As part of the merger, the companies have also proposed a share-swap agreement. According to the filing, the share-swap will take place in the 177:100 ratio. A share swap agreement is an arrangement between two entities in which shares are exchanged instead of using cash to pay for a merger or acquisition.

“In consideration of the amalgamation of the Transferor Company with the Transferee Company, the Transferee Company shall issue and allot to shareholders of the Transferor Company, whose name is recorded in the register of members and/or records of the depository on the Record Date (as defined in the Scheme) as follows: “177 (One Hundred and Seventy Seven) equity shares of the Transferee Company of INR 1/- each fully paid up for every 100 (One Hundred) equity shares of Rs 2/- each fully paid up, held by the shareholders of the Transferor Company,” the company said in its filing with the exchange.

The 177:100 Share Swap

The share swap is expected to affect the shareholders of the two companies. As part of the share swap arrangement, investors who hold 100 equity shares of Sapphire Foods India will receive 177 equity shares of Devyani International.

Notably, the face value of Devyani International’s shares is Re 1 each, while Sapphire Foods shares have a face value of Rs 2 each. The ratio accounts for the difference in the face value and the relative market valuations of both entities. However, if a shareholder’s holding results in a fractional share, the fractions are typically pooled and sold by a trustee, with the cash proceeds distributed to the respective shareholders.

Shareholders who hold shares of Devyani International (DIL) in their demat account will continue to hold them. However their proportional stake in the company will be “diluted” following the merger, as the company is issuing new shares to Sapphire’s investors. However, the shareholder will get a stake in a relatively larger entity post the merger.

Once the merger is finalised within the 12-15 month timeline specified by the company, Sapphire Foods will be delisted from the stock exchanges and the new Devyani shares will be automatically credited to the demat accounts of eligible shareholders based on the 177:100 ratio, while the shares of Sapphire will be cancelled.
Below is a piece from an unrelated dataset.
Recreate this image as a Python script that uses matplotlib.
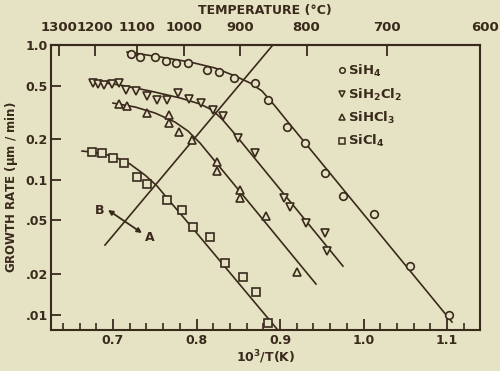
import matplotlib
matplotlib.use('Agg')
import matplotlib.pyplot as plt
from matplotlib.lines import Line2D
from matplotlib.ticker import NullLocator, FixedLocator

BG = '#e6e2c4'
INK = '#3a2a1c'

# --- measured points (x = 10^3/T(K), y = growth rate um/min) ---
sih4_x = [0.722, 0.732, 0.750, 0.764, 0.776, 0.790, 0.813, 0.827, 0.845, 0.870,
          0.886, 0.908, 0.930, 0.954, 0.975, 1.013, 1.056, 1.102]
sih4_y = [0.858, 0.81, 0.81, 0.765, 0.739, 0.732, 0.652, 0.627, 0.566, 0.52,
          0.391, 0.245, 0.1885, 0.1117, 0.0759, 0.0555, 0.023, 0.00993]

sih2cl2_x = [0.676, 0.682, 0.689, 0.699, 0.707, 0.716, 0.728, 0.741, 0.753, 0.765, 0.778,
             0.791, 0.805, 0.820, 0.832, 0.850, 0.870, 0.905, 0.912, 0.931, 0.954, 0.956]
sih2cl2_y = [0.523, 0.514, 0.505, 0.514, 0.523, 0.464, 0.456, 0.419, 0.391, 0.391, 0.44,
             0.398, 0.371, 0.33, 0.297, 0.204, 0.158, 0.0733, 0.0629, 0.0478, 0.0403, 0.0296]

sihcl3_x = [0.7072, 0.7168, 0.7407, 0.7671, 0.7671, 0.779, 0.7946, 0.8246, 0.8246,
            0.8521, 0.8521, 0.8832, 0.9204]
sihcl3_y = [0.365, 0.353, 0.313, 0.302, 0.264, 0.226, 0.197, 0.1355, 0.1162,
            0.084, 0.0733, 0.0539, 0.0207]

sicl4_x = [0.6749, 0.6868, 0.700, 0.7132, 0.7287, 0.7407, 0.7647, 0.7826, 0.7958,
           0.8162, 0.8341, 0.8557, 0.8713, 0.8856]
sicl4_y = [0.1608, 0.158, 0.145, 0.1332, 0.105, 0.093, 0.0708, 0.0597, 0.0447,
           0.0377, 0.0242, 0.019, 0.0147, 0.00867]

# --- drawn fit curves (knots) ---
sih4_fit_x = [0.7168, 0.7563, 0.7922, 0.8222, 0.8461, 0.8641, 0.8784, 0.894, 0.9096, 1.106]
sih4_fit_y = [0.887, 0.815, 0.748, 0.675, 0.589, 0.523, 0.456, 0.353, 0.268, 0.00881]

sih2cl2_fit_x = [0.6725, 0.7084, 0.7443, 0.7802, 0.8042, 0.8186, 0.8305, 0.8449, 0.9754]
sih2cl2_fit_y = [0.541, 0.505, 0.456, 0.405, 0.365, 0.33, 0.2825, 0.2225, 0.0229]

sihcl3_fit_x = [0.700, 0.7263, 0.7503, 0.7743, 0.7898, 0.8042, 0.9431]
sihcl3_fit_y = [0.371, 0.347, 0.313, 0.268, 0.230, 0.1875, 0.01686]

sicl4_fit_x = [0.6629, 0.6844, 0.7024, 0.7204, 0.7383, 0.7527, 0.7647, 0.7922, 0.8964]
sicl4_fit_y = [0.1635, 0.158, 0.1476, 0.131, 0.1085, 0.09, 0.0733, 0.0462, 0.00782]

# transition line
trans_x = [0.6904, 0.8904]
trans_y = [0.0328, 0.983]

# arrow B <-> A
arrow_x = [0.694, 0.7347]
arrow_y = [0.0597, 0.0403]

bottom_ticks = [0.7, 0.8, 0.9, 1.0, 1.1]
bottom_labels = ['0.7', '0.8', '0.9', '1.0', '1.1']
left_ticks = [0.01, 0.02, 0.05, 0.1, 0.2, 0.5, 1.0]
left_labels = ['.01', '.02', '.05', '0.1', '0.2', '0.5', '1.0']
top_ticks = [1300, 1200, 1100, 1000, 900, 800, 700, 600]
top_labels = ['1300', '1200', '1100', '1000', '900', '800', '700', '600']

labels = ['SiH$_4$', 'SiH$_2$Cl$_2$', 'SiHCl$_3$', 'SiCl$_4$']
markers = ['o', 'v', '^', 's']

plt.rcParams['font.family'] = ['DejaVu Sans']
plt.rcParams['mathtext.default'] = 'regular'

fig = plt.figure(figsize=(5, 3.71), dpi=100, facecolor=BG)
ax = fig.add_axes([0.1014, 0.1105, 0.8586, 0.7682], facecolor=BG)
ax.set_yscale('log')
ax.set_xlim(0.6254, 1.1395)
ax.set_ylim(0.00769, 1.0)

lw = 1.2
for fx, fy in [(sih4_fit_x, sih4_fit_y), (sih2cl2_fit_x, sih2cl2_fit_y),
               (sihcl3_fit_x, sihcl3_fit_y), (sicl4_fit_x, sicl4_fit_y)]:
    ax.plot(fx, fy, color=INK, lw=lw, zorder=2)
ax.plot(trans_x, trans_y, color=INK, lw=lw, zorder=2)

for (px, py), m in zip([(sih4_x, sih4_y), (sih2cl2_x, sih2cl2_y),
                        (sihcl3_x, sihcl3_y), (sicl4_x, sicl4_y)], markers):
    ax.plot(px, py, ls='none', marker=m, ms=5.5, mfc=BG, mec=INK, mew=1.2, zorder=3)

ax.annotate('', xy=(arrow_x[1], arrow_y[1]), xytext=(arrow_x[0], arrow_y[0]),
            arrowprops=dict(arrowstyle='<|-|>', color=INK, lw=1.3, mutation_scale=7,
                            shrinkA=0, shrinkB=0))
ax.text(arrow_x[0] - 0.004, arrow_y[0], 'B', color=INK, fontsize=9, fontweight='bold',
        ha='right', va='center')
ax.text(arrow_x[1] + 0.004, arrow_y[1] * 0.93, 'A', color=INK, fontsize=9, fontweight='bold',
        ha='left', va='center')

# axes styling
for s in ax.spines.values():
    s.set_color(INK)
    s.set_linewidth(1.5)

ax.xaxis.set_major_locator(FixedLocator(bottom_ticks))
ax.set_xticklabels(bottom_labels)
ax.xaxis.set_minor_locator(FixedLocator([0.64 + 0.02 * i for i in range(25)]))
ax.yaxis.set_major_locator(FixedLocator(left_ticks))
ax.set_yticklabels(left_labels)
ax.yaxis.set_minor_locator(NullLocator())
ax.tick_params(axis='x', which='major', direction='in', length=8, width=1.3,
               colors=INK, labelsize=9, pad=3, top=False)
ax.tick_params(axis='x', which='minor', direction='in', length=5, width=1.2,
               colors=INK, top=False)
ax.tick_params(axis='y', which='major', direction='in', length=7, width=1.3,
               colors=INK, labelsize=9, pad=2, right=False)
for t in ax.get_xticklabels() + ax.get_yticklabels():
    t.set_fontweight('bold')

to_c = lambda x: 1000.0 / x - 273.15
to_inv = lambda t: 1000.0 / (t + 273.15)
sec = ax.secondary_xaxis('top', functions=(to_c, to_inv))
sec.set_xticks(top_ticks[:-1])
sec.set_xticklabels(top_labels[:-1])
sec.xaxis.set_minor_locator(NullLocator())
sec.tick_params(axis='x', direction='in', length=8, width=1.3, colors=INK,
                labelsize=9.5, pad=8)
for t in sec.get_xticklabels():
    t.set_fontweight('bold')
sec.spines['top'].set_color(INK)
sec.spines['top'].set_linewidth(1.5)
sec.set_xlabel('TEMPERATURE (°C)', color=INK, fontsize=9, fontweight='bold', labelpad=5)

# last top label (600 °C) sits just past the right edge of the frame
ax.annotate(top_labels[-1], xy=(to_inv(top_ticks[-1]), 1.0),
            xycoords=('data', 'axes fraction'), xytext=(0, 8),
            textcoords='offset points', ha='center', va='bottom', color=INK,
            fontsize=9.5, fontweight='bold', annotation_clip=False)

ax.set_xlabel('10$^3$/T(K)', color=INK, fontsize=9, fontweight='bold', labelpad=1)
ax.set_ylabel('GROWTH RATE ($\\mu$m / min)', color=INK, fontsize=8.5, fontweight='bold',
              labelpad=4)

handles = [Line2D([], [], ls='none', marker=m, ms=4, mfc=BG, mec=INK, mew=1.1) for m in markers]
leg = ax.legend(handles, labels, loc='upper left', bbox_to_anchor=(0.655, 0.955),
                frameon=False, handletextpad=0.15, labelspacing=0.55, fontsize=9.5,
                handlelength=0.7, borderaxespad=0)
for t in leg.get_texts():
    t.set_color(INK)
    t.set_fontweight('bold')

fig.savefig('out.png', dpi=100, facecolor=BG)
Why is a Merger Taking Place

The focus areas for the merger include expanding KFC, strengthening Pizza Hut, and growing the non-Yum Brands portfolio. The company plans to create one of the largest QSR companies in India with pan-India operations across multiple cuisine options. The company also mentioned in the investor presentation that it seeks to benefit from economies of scale and operational synergies, a stronger balance sheet to support accelerated expansion along with a wider investor base and enhanced liquidity.

The company expects its global store count to increase to 3,002. The merged entity’s projected revenue from operations and gross profit are expected to grow to Rs 78,265 million and Rs 53,872 million, respectively. The gross margin of the company is expected to improve to 68.5 per cent.

The company added that the merger is subject to approvals from several regulatory authorities, such as the stock exchanges, the Securities and Exchange Board of India (Sebi), Competition Commission of India (CCI), the National Company Law Tribunal (NCLT), creditors of the company, shareholders of the company, along with any other regulatory approvals.

At the time of writing, shares of Sapphire Foods India were trading at Rs 253.25 apiece, down by 3.60 per cent, while shares of Devyani International were trading at Rs 149.32 apiece, up by 1.28 per cent.